Клейнмихель не делал поблажек при исполнении обязанностей себе; не был снисходителен к нерадивости других. Терпеть не мог оказывать «протекцию», не любил вращаться в «свете», не умел «нравиться дамам». На публике был неразговорчив, а порой и мрачен. Все это вместе, конечно же, не могло нравиться завсегдатаям петербургских салонов и столичным «львицам». Про него еще при жизни сочиняли злые повествования, писали эпиграммы.
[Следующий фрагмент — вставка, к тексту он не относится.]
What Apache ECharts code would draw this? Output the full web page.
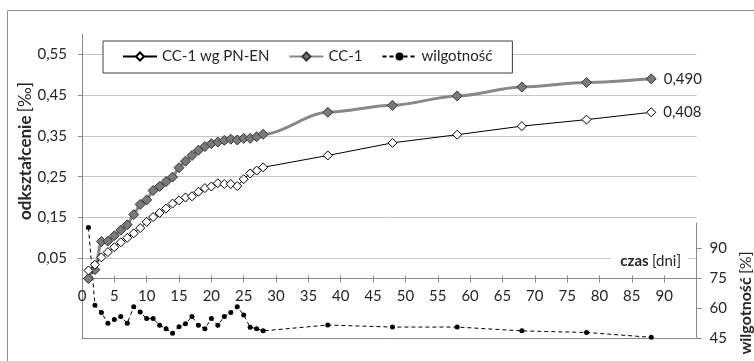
<!DOCTYPE html>
<html>
<head>
<meta charset="utf-8">
<script src="https://cdn.jsdelivr.net/npm/echarts@6/dist/echarts.min.js"></script>
<style>
  html, body { margin: 0; padding: 0; background: #fff; }
  #chart { width: 754px; height: 361px; }
</style>
</head>
<body>
<div id="chart"></div>
<script>
// Days of measurement
const days = [1, 2, 3, 4, 5, 6, 7, 8, 9, 10, 11, 12, 13, 14, 15, 16, 17, 18, 19, 20,
              21, 22, 23, 24, 25, 26, 27, 28, 38, 48, 58, 68, 78, 88];

// Strain [‰] – CC-1 according to PN-EN
const strainPN = [0.020, 0.034, 0.052, 0.065, 0.077, 0.089, 0.100, 0.111, 0.124, 0.139,
                  0.151, 0.161, 0.172, 0.184, 0.192, 0.199, 0.202, 0.213, 0.222, 0.226,
                  0.234, 0.232, 0.232, 0.227, 0.244, 0.258, 0.265, 0.273,
                  0.302, 0.333, 0.353, 0.374, 0.390, 0.408];

// Strain [‰] – CC-1
const strainCC1 = [0.000, 0.022, 0.091, 0.092, 0.105, 0.119, 0.132, 0.157, 0.182, 0.193,
                   0.216, 0.226, 0.238, 0.249, 0.272, 0.288, 0.302, 0.315, 0.324, 0.331,
                   0.335, 0.339, 0.342, 0.340, 0.344, 0.344, 0.348, 0.354,
                   0.408, 0.425, 0.448, 0.470, 0.481, 0.490];

// Relative humidity [%]
const humidity = [100.2, 61.5, 57.9, 52.6, 54.5, 55.9, 52.6, 60.8, 58.2, 54.9,
                  54.9, 51.6, 49.9, 47.6, 50.9, 52.4, 55.9, 51.6, 49.9, 54.9,
                  51.6, 55.9, 57.9, 60.8, 56.7, 50.6, 49.9, 48.8,
                  51.7, 50.7, 50.7, 48.8, 48.0, 45.6];

// Axis tick labels
const dayTicks = [0, 5, 10, 15, 20, 25, 30, 35, 40, 45, 50, 55, 60, 65, 70, 75, 80, 85, 90];
const strainTicks = [0.05, 0.15, 0.25, 0.35, 0.45, 0.55];
const humidityTicks = [45, 60, 75, 90];

const seriesNames = ['CC-1 wg PN-EN', 'CC-1', 'wilgotność'];

const FONT = 'Lato, "Open Sans", sans-serif';
const TXT = '#262626';
const GRID_LINE = '#c4c4c4';
const AXIS_LINE = '#8a8a8a';

const pairs = (xs, ys) => xs.map((x, i) => [x, ys[i]]);
const comma = (v, d) => v.toFixed(d).replace('.', ',');

const lastLabel = (arr) => ({
  show: true,
  position: 'right',
  distance: 7,
  color: TXT,
  fontFamily: FONT,
  fontSize: 15,
  formatter: p => (p.dataIndex === arr.length - 1 ? comma(p.value[1], 3) : '')
});

const chart = echarts.init(document.getElementById('chart'), null, { renderer: 'canvas' });

chart.setOption({
  backgroundColor: '#ffffff',
  animation: false,
  textStyle: { fontFamily: FONT, color: TXT },
  grid: [
    { left: 82, right: 57.5, top: 34, bottom: 82.4 },
    { left: 82, right: 57.5, top: 223, bottom: 22.5 }
  ],
  legend: {
    data: seriesNames,
    left: 103,
    top: 41,
    orient: 'horizontal',
    backgroundColor: '#ffffff',
    borderColor: '#3f3f3f',
    borderWidth: 1,
    borderRadius: 0,
    padding: [8, 20, 9, 19],
    itemGap: 19,
    itemWidth: 34,
    itemHeight: 10,
    textStyle: { fontFamily: FONT, fontSize: 15, color: TXT }
  },
  xAxis: [
    {
      gridIndex: 0, type: 'value', min: 0, max: 95, interval: 5,
      axisLine: { show: true, onZero: false, lineStyle: { color: AXIS_LINE, width: 1 } },
      axisTick: { show: true, length: 4, lineStyle: { color: AXIS_LINE } },
      axisLabel: {
        customValues: dayTicks, margin: 10, fontFamily: FONT, fontSize: 15, color: TXT,
        formatter: v => String(v)
      },
      splitLine: { show: false }
    },
    {
      gridIndex: 1, type: 'value', min: 0, max: 95, interval: 5,
      axisLine: { show: true, onZero: false, lineStyle: { color: AXIS_LINE, width: 1 } },
      axisTick: { show: false },
      axisLabel: { show: false },
      splitLine: { show: false }
    },
    {
      // inner half of the crossing day ticks
      gridIndex: 0, type: 'value', min: 0, max: 95, interval: 5, position: 'bottom',
      axisLine: { show: false, onZero: false },
      axisTick: { show: true, inside: true, length: 3, lineStyle: { color: AXIS_LINE } },
      axisLabel: { show: false },
      splitLine: { show: false }
    }
  ],
  yAxis: [
    {
      gridIndex: 0, type: 'value', min: 0, max: 0.6, position: 'left',
      axisLine: { show: true, onZero: false, lineStyle: { color: AXIS_LINE, width: 1 } },
      axisTick: { show: true, length: 4, customValues: strainTicks, lineStyle: { color: AXIS_LINE } },
      axisLabel: {
        customValues: strainTicks, margin: 15, fontFamily: FONT, fontSize: 15, color: TXT,
        formatter: v => comma(v, 2)
      },
      splitLine: { show: true, lineStyle: { color: GRID_LINE, width: 1 } }
    },
    {
      gridIndex: 1, type: 'value', min: 45, max: 102.5, position: 'right',
      axisLine: { show: true, onZero: false, lineStyle: { color: AXIS_LINE, width: 1 } },
      axisTick: { show: true, length: 5, customValues: humidityTicks, lineStyle: { color: AXIS_LINE } },
      axisLabel: {
        customValues: humidityTicks, margin: 13, fontFamily: FONT, fontSize: 15, color: TXT,
        formatter: v => String(v)
      },
      splitLine: { show: false }
    },
    {
      gridIndex: 1, type: 'value', min: 45, max: 102.5, position: 'left',
      axisLine: { show: true, onZero: false, lineStyle: { color: AXIS_LINE, width: 1 } },
      axisTick: { show: false },
      axisLabel: { show: false },
      splitLine: { show: false }
    }
  ],
  graphic: [
    {
      // chart frame
      type: 'rect', silent: true, z: -10,
      shape: { x: 7.5, y: 10.5, width: 820, height: 420 },
      style: { fill: 'none', stroke: '#8f8f8f', lineWidth: 1 }
    },
    {
      type: 'text', z: 50, x: 26, y: 151, rotation: Math.PI / 2,
      style: {
        text: '{b|odkształcenie} {n|[‰]}',
        align: 'center', verticalAlign: 'middle',
        rich: {
          b: { fontFamily: FONT, fontSize: 17, fontWeight: 'bold', fill: TXT },
          n: { fontFamily: FONT, fontSize: 17, fill: TXT }
        }
      }
    },
    {
      type: 'text', z: 50, x: 746, y: 303, rotation: Math.PI / 2,
      style: {
        text: '{b|wilgotność} {n|[%]}',
        align: 'center', verticalAlign: 'middle',
        rich: {
          b: { fontFamily: FONT, fontSize: 16, fontWeight: 'bold', fill: TXT },
          n: { fontFamily: FONT, fontSize: 16, fill: TXT }
        }
      }
    },
    {
      type: 'text', z: 50, x: 688, y: 261,
      style: {
        text: '{b|czas} {n|[dni]}',
        align: 'right', verticalAlign: 'middle',
        backgroundColor: '#ffffff',
        padding: [2, 7, 2, 10],
        rich: {
          b: { fontFamily: FONT, fontSize: 15, fontWeight: 'bold', fill: TXT },
          n: { fontFamily: FONT, fontSize: 15, fill: TXT }
        }
      }
    }
  ],
  series: [
    {
      name: seriesNames[0], type: 'line', xAxisIndex: 0, yAxisIndex: 0,
      data: pairs(days, strainPN),
      symbol: 'diamond', symbolSize: 9,
      lineStyle: { color: '#000000', width: 1 },
      itemStyle: { color: '#ffffff', borderColor: '#000000', borderWidth: 1 },
      label: lastLabel(strainPN),
      z: 3
    },
    {
      name: seriesNames[1], type: 'line', xAxisIndex: 0, yAxisIndex: 0,
      data: pairs(days, strainCC1),
      smooth: 0.3, smoothMonotone: 'x',
      symbol: 'diamond', symbolSize: 10,
      lineStyle: { color: '#888888', width: 3 },
      itemStyle: { color: '#7a7a7a', borderColor: '#363636', borderWidth: 1 },
      label: lastLabel(strainCC1),
      z: 2
    },
    {
      name: seriesNames[2], type: 'line', xAxisIndex: 1, yAxisIndex: 1,
      data: pairs(days, humidity),
      symbol: 'circle', symbolSize: 5,
      lineStyle: { color: '#000000', width: 1, type: [4, 3] },
      itemStyle: { color: '#000000', borderColor: '#000000', borderWidth: 0 },
      z: 2
    }
  ]
});
</script>
</body>
</html>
Один пример. В дневнике М. А. Корфа за 1843 год приведен модный петербургский анекдот. Князю А. С. Меншикову, тогда морскому министру, приснился сон. Является будто бы к Клейнмихелю черт с требованием его души. «Помилуйте, – отвечает ему тот, – какая у меня душа, у меня только – усердие». Пересказав последнюю петербургскую остроту, М. А. Корф добавил: «Всего забавнее, что этот сон приписывают Меншикову, у которого, кажется, нет ни души, ни усердия».

Столичное общество было «фраппировано» несомненной симпатией Царя к Клейнмихелю. Сухарь, немец, лютеранин, а в какую силу вошел! Дошло до того, что между кабинетом Монарха в Зимнем дворце и кабинетом в доме Клейнмихеля была проложена телеграфная линия, чтобы можно было общаться в любое время! Тут уже речь начали вести о «мистических силах», об «оккультизме».
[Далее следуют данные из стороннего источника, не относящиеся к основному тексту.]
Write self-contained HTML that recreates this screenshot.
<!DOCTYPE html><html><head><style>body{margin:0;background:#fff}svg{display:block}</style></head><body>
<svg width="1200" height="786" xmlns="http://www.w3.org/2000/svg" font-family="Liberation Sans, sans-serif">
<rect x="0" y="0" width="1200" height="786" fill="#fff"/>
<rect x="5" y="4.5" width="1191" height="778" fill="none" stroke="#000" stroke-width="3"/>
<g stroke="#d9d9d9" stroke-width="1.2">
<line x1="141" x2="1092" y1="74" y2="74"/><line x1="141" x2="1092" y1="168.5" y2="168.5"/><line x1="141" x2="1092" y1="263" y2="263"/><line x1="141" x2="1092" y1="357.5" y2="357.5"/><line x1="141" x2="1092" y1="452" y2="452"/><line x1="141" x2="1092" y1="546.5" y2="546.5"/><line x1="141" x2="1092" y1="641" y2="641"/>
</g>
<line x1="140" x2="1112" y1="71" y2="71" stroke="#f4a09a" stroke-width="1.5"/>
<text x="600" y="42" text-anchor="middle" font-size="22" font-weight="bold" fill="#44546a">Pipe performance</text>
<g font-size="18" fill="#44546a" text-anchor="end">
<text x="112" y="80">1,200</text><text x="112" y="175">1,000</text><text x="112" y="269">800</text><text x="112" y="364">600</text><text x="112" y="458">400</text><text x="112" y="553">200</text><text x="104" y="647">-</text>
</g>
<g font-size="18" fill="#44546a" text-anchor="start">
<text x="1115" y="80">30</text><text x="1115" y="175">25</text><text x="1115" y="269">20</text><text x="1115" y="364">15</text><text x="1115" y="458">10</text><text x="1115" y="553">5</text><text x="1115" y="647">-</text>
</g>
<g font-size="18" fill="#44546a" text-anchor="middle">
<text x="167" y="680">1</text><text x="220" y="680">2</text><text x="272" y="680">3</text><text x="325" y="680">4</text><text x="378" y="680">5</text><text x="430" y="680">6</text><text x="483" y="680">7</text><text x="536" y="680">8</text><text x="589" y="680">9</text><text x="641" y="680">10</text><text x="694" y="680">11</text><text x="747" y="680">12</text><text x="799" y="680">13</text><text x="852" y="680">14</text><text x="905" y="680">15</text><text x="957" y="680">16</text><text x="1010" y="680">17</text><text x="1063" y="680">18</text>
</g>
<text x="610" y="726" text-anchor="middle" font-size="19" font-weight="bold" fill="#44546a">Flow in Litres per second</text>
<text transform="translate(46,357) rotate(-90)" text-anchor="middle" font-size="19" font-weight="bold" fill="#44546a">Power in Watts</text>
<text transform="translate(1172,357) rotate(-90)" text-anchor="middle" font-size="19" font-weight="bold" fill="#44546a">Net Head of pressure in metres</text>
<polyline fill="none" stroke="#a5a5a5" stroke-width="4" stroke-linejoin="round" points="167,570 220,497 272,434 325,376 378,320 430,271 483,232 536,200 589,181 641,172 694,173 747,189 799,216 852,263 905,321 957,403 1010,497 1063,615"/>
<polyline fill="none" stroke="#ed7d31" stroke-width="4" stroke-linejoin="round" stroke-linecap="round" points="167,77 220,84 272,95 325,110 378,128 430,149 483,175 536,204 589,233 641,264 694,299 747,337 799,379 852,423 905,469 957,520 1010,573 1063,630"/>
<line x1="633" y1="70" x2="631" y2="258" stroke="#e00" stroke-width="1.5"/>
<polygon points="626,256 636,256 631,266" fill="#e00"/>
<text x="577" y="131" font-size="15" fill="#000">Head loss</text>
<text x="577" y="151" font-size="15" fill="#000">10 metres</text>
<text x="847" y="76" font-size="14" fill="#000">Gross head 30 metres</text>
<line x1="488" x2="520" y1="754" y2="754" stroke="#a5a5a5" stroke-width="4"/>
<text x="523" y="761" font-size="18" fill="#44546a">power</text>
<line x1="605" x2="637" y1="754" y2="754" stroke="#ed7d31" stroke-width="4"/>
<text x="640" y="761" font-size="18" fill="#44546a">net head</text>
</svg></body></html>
Карьерное тщеславие рождало зависть и беспардонные выпады. Председатель Государственного Совета в том особенно упражнялся. Когда в начале декабря 1842 года стало известно о смерти чиновника, «всего лишь коллежского советника» О. Ф. Радена, то Васильчиков, который покойного совсем не знал, публично прокомментировал новость. «Странно, – изрекал князь, – прошлым летом между моими охотничьими собаками была чума, и дело расположилось так, что умерли все лучшие, а дрянь осталась; и теперь – Раден умирает, а Клейнмихель остается в живых!»
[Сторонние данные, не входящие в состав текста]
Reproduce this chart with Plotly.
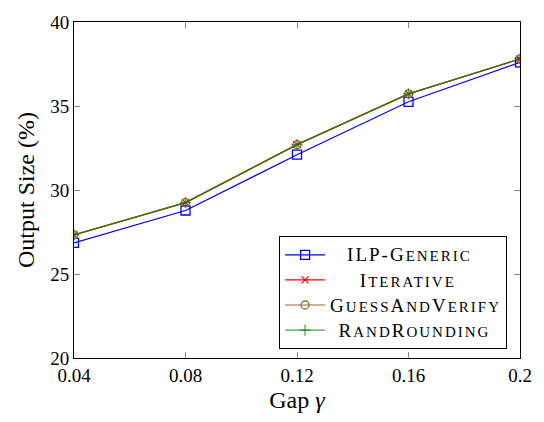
import plotly.graph_objects as go

gap = [0.04, 0.08, 0.12, 0.16, 0.2]
ilp_generic = [26.85, 28.78, 32.1, 35.25, 37.6]
iterative = [27.33, 29.25, 32.7, 35.72, 37.8]
guess_and_verify = [27.33, 29.25, 32.7, 35.72, 37.8]
rand_rounding = [27.33, 29.25, 32.7, 35.72, 37.8]

x_ticks = [0.04, 0.08, 0.12, 0.16, 0.2]
x_tick_labels = ["0.04", "0.08", "0.12", "0.16", "0.2"]
y_ticks = [20, 25, 30, 35, 40]

FF = "Liberation Serif"
LS = "letter-spacing:2px"


def sc(parts, pad=0):
    # emulate small caps (centered with leading padding)
    out = "\u00a0" * pad
    for big, small in parts:
        out += ("<span style='font-size:19px;" + LS + "'>" + big + "</span>"
                + "<span style='font-size:15px;" + LS + "'>" + small + "</span>")
    return out

names = [
    sc([("ILP-G", "ENERIC")], 4),
    sc([("I", "TERATIVE")], 7),
    sc([("G", "UESS"), ("A", "ND"), ("V", "ERIFY")], 0),
    sc([("R", "AND"), ("R", "OUNDING")], 2),
]

series = [ilp_generic, iterative, guess_and_verify, rand_rounding]
colors = ["#0000ff", "#ff0000", "#996633", "rgba(0,128,0,0.7)"]
symbols = ["square-open", "x-thin-open", "circle-open", "cross-thin-open"]
sizes = [9, 7, 8, 8]

fig = go.Figure()
for ys, nm, c, s, sz in zip(series, names, colors, symbols, sizes):
    fig.add_trace(go.Scatter(
        x=gap, y=ys, name=nm, mode="lines+markers",
        line=dict(color=c, width=1.2),
        marker=dict(symbol=s, size=sz, color=c, line=dict(color=c, width=1.3)),
    ))

fig.update_layout(
    width=544, height=422,
    margin=dict(l=74, r=20, t=18, b=64),
    paper_bgcolor="white", plot_bgcolor="white",
    font=dict(family=FF, size=19, color="black"),
    showlegend=True,
    legend=dict(
        x=0.971, y=0.026, xanchor="right", yanchor="bottom",
        bgcolor="white", bordercolor="black", borderwidth=1,
        font=dict(family=FF, size=17, color="black"),
        tracegroupgap=0, itemwidth=40,
    ),
)
fig.update_xaxes(
    range=[0.04, 0.2], tickvals=x_ticks, ticktext=x_tick_labels,
    ticks="inside", ticklen=6, tickcolor="#888", mirror="allticks",
    showline=True, linecolor="black", linewidth=1, showgrid=False, zeroline=False,
    tickfont=dict(family=FF, size=19),
    title=dict(text="Gap <i>γ</i>", font=dict(family=FF, size=24), standoff=6),
)
fig.update_yaxes(
    range=[20, 40], tickvals=y_ticks,
    ticks="inside", ticklen=6, tickcolor="#888", mirror="allticks",
    showline=True, linecolor="black", linewidth=1, showgrid=False, zeroline=False,
    tickfont=dict(family=FF, size=19),
    title=dict(text="Output Size (%)", font=dict(family=FF, size=24), standoff=8),
)

fig.write_html("out.html")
Император высоко ставил усердие Клейнмихеля, но, как в случае с Нессельроде, граф не принадлежал к числу сердечно близких ему людей. В записных книжках шефа жандармов Л. В. Дубельта приведен интересный рассказ.

«В Петергофе, во время доклада, Государь Николай Павлович, между прочим, сказал мне: „Ты знаешь, что Клейнмихель спорит со мною о железных дорогах – боюсь, чтобы он опять не завел со мною тяжбы, как было по делу Лярского!“[147] – „Не может быть, Ваше Величество, – отвечал я, – граф Клейнмихель слишком Вам предан и слишком любит Вас, чтобы снова Вас огорчить“. На это Государь возразил: „Я не люблю, чтобы меня любили, как любит он!“»

О Клейнмихеле немало было написано и сказано несправедливого и злонамеренного. Здесь не место разбирать эти измышления. Но одно можно констатировать: без настойчивости, организованности и целеустремленности графа П. А. Клейнмихеля Николаевская дорога не была бы сооружена за столь короткие сроки. Она являлась не только для того времени самой протяженной в мире, но и самой технически совершенной.

Это прекрасно понимал и ценил Император. В августе 1851 года, 22-го числа, Николай Павлович отправил Клейнмихелю личное письмо, в котором говорилось:

«Граф Петр Андреевич! Приступая восемь лет тому назад к сооружению Санкт-Петербурго-Московской железной дороги, поручил я вам наблюдение за исполнением моего намерения, в уверенности, что ваше столь многократно доказанное усердие послужит мне ручательством в успехе предпринятого дела».

К тому времени работы по сооружению трассы подходили к концу, Император лично уже проехал по ней, подробно все осмотрел и оценил. Выводы были самые благоприятные.